Recently, I had an opportunity to attend Adam Mechanic’s “Parallel Execution Performance” class. He offered this class as a Pre-Con to SQLSaturday #291. I do not need to mention he is super intelligent guy who wrote universal stored procedure called “sp_whoisactive” and is used by most of the DBAs all over the world. But he is also a very good teacher and presenter. Here I will try to explain some of the nuggets of wisdom I collected from the class.

He mentions world in general and technology in particular has changed. So today’s DBA also need to change how they think about performance and bottlenecks. What was true 10 years ago maybe not true at all today or partially true. Adam said in Query Execution Plan there are 2 types of zones; parallel zones and serial zones. It is the serial zones where opportunity of performance tuning lies.

Although I was familiar about the Moore’s Law, but there were other laws that apparently I was not aware of. One is Amdhal’s law and other is Guftan’s Law. He gave an example to understand Amdahl’s law. Consider a restaurant Chef preparing a dish containing 3 items. Each item takes 10 minutes to prepare. And final plating takes 10 minutes. Altogether it will take 40 minutes to prepare one plate. She hires 3 cooks and now each cook prepares the single item and gives it to chef for plating. So instead of 40 minutes, dish is ready in 20 minutes. This is 50% increase in performance. This is not a linear relation ship and it is explained by the following formula.

improvement = 1/(1-P) +p/N

= 1/(1-.75) + .75/3 = 2 ( 50% increase than serial task. There were 3 cooks who can work in parallel, plating time was serial)
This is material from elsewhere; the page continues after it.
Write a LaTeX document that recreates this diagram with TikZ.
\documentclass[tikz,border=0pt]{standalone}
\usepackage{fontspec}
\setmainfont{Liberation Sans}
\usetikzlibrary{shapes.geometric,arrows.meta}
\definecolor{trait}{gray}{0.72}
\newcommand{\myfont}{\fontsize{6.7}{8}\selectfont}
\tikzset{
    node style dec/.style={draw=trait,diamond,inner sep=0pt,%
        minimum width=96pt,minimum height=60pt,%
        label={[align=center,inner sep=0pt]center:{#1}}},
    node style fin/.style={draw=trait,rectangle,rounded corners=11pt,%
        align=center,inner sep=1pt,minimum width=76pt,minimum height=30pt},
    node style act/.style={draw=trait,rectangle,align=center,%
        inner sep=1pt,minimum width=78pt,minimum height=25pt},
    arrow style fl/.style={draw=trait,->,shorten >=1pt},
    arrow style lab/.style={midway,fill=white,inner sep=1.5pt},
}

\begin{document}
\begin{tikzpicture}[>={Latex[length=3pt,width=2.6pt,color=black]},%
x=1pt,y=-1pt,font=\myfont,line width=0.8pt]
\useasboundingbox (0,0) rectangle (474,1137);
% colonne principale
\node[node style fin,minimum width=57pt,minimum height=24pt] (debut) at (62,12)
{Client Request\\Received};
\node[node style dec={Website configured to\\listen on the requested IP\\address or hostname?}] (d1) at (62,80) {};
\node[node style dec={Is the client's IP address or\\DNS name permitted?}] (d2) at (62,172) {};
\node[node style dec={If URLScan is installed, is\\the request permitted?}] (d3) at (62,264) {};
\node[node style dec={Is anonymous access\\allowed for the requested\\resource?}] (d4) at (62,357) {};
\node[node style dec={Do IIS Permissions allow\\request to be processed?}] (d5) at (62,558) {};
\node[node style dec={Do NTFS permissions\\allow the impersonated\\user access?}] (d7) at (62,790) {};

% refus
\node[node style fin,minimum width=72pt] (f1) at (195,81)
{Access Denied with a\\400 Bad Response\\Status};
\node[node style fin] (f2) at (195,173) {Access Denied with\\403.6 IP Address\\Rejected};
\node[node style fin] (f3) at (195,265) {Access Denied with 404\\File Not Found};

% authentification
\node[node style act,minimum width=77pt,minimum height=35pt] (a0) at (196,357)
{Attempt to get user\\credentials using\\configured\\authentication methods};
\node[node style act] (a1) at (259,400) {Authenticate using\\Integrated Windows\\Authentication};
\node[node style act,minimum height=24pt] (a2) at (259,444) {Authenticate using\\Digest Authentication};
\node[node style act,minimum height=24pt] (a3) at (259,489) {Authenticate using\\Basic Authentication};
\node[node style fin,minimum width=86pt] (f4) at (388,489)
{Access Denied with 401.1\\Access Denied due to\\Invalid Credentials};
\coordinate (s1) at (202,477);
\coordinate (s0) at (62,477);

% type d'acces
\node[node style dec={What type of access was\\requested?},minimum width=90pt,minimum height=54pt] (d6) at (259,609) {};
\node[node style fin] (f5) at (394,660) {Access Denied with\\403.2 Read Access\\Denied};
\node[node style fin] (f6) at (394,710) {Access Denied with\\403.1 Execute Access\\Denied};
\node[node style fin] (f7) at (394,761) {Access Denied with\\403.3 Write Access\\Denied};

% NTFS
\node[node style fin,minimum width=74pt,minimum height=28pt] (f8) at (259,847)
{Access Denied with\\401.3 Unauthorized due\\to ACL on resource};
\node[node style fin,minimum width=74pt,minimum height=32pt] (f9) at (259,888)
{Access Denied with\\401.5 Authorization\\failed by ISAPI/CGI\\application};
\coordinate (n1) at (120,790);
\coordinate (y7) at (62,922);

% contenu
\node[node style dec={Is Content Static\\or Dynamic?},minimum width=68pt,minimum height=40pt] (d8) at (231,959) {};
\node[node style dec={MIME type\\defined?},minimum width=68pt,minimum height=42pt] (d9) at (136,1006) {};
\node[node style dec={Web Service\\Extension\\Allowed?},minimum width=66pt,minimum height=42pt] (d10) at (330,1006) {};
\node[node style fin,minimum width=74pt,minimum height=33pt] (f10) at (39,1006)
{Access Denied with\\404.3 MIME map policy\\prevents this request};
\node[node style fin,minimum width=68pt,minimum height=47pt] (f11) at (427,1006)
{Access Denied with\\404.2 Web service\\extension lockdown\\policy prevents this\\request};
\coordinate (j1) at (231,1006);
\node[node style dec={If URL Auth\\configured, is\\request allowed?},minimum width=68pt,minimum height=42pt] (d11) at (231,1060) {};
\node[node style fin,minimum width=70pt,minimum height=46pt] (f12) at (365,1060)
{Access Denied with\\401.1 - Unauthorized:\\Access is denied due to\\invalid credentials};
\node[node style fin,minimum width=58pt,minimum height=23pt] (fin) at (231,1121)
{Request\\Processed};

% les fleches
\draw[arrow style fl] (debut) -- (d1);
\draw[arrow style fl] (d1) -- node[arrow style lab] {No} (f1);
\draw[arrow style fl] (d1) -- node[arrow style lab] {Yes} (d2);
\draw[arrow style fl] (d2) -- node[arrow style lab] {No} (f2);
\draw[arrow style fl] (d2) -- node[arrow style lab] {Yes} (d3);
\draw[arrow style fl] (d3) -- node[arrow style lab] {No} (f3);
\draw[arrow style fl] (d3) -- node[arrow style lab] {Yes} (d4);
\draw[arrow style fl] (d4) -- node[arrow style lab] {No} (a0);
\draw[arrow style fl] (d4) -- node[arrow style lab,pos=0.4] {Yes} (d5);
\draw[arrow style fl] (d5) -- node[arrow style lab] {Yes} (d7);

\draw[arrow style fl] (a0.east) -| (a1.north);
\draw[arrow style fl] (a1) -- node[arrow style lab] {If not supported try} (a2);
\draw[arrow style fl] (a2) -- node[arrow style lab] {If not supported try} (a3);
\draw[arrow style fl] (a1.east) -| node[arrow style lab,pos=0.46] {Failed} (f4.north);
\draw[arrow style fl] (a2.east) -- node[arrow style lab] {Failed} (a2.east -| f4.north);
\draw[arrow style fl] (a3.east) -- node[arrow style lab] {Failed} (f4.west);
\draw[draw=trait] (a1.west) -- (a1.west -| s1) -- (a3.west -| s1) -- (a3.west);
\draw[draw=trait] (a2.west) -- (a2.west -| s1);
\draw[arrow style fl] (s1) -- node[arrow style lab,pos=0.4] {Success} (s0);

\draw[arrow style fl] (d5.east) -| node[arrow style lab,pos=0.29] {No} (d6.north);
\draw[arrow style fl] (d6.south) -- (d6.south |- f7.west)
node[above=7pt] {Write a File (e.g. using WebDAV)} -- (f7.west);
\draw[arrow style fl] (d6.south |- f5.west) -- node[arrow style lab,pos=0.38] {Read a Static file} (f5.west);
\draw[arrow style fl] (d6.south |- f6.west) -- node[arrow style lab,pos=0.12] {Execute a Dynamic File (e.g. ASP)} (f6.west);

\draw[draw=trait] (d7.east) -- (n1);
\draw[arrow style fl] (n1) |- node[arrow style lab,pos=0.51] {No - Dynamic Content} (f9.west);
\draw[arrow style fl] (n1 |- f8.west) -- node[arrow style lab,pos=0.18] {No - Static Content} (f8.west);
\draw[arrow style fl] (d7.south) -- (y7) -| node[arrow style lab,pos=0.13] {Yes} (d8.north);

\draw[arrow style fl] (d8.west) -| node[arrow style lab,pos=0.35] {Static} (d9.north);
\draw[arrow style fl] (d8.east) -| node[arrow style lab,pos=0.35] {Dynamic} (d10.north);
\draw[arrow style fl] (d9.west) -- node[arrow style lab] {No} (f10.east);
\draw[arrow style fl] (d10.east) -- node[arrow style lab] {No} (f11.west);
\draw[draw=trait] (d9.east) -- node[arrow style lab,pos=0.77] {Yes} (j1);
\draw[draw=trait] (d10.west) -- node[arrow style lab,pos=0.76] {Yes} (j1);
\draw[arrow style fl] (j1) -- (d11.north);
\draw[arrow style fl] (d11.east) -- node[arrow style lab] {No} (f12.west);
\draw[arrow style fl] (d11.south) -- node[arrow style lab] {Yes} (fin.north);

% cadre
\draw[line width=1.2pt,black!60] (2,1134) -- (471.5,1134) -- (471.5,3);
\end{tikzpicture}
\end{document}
Let us now add one more cook. P = .75, N = 4

improvement = 1/(1-.75) + .75/4  = 2.385 (42% increase than serial task. There were 4 cooks but 3 tasks. Plating time was still serial)

Let’s add one more task. P = 0.8, N= 4

improvement = 1/ (1-.8) + .8/4) = 2.5 (60% increase than serial task. Serially it would have taken 50 minutes for chef to finish the dish with 4 tasks plus plating.)

I hope you get the idea. To me this is very interesting to note. I will try to find other areas where I can use this logic. Back to the earlier example, we see that if no. of tasks equals to no. of cooks, parallelism gives optimal result but the serial part of plating the dish is constant. If we improve that part of the process, it will give more performance improvement.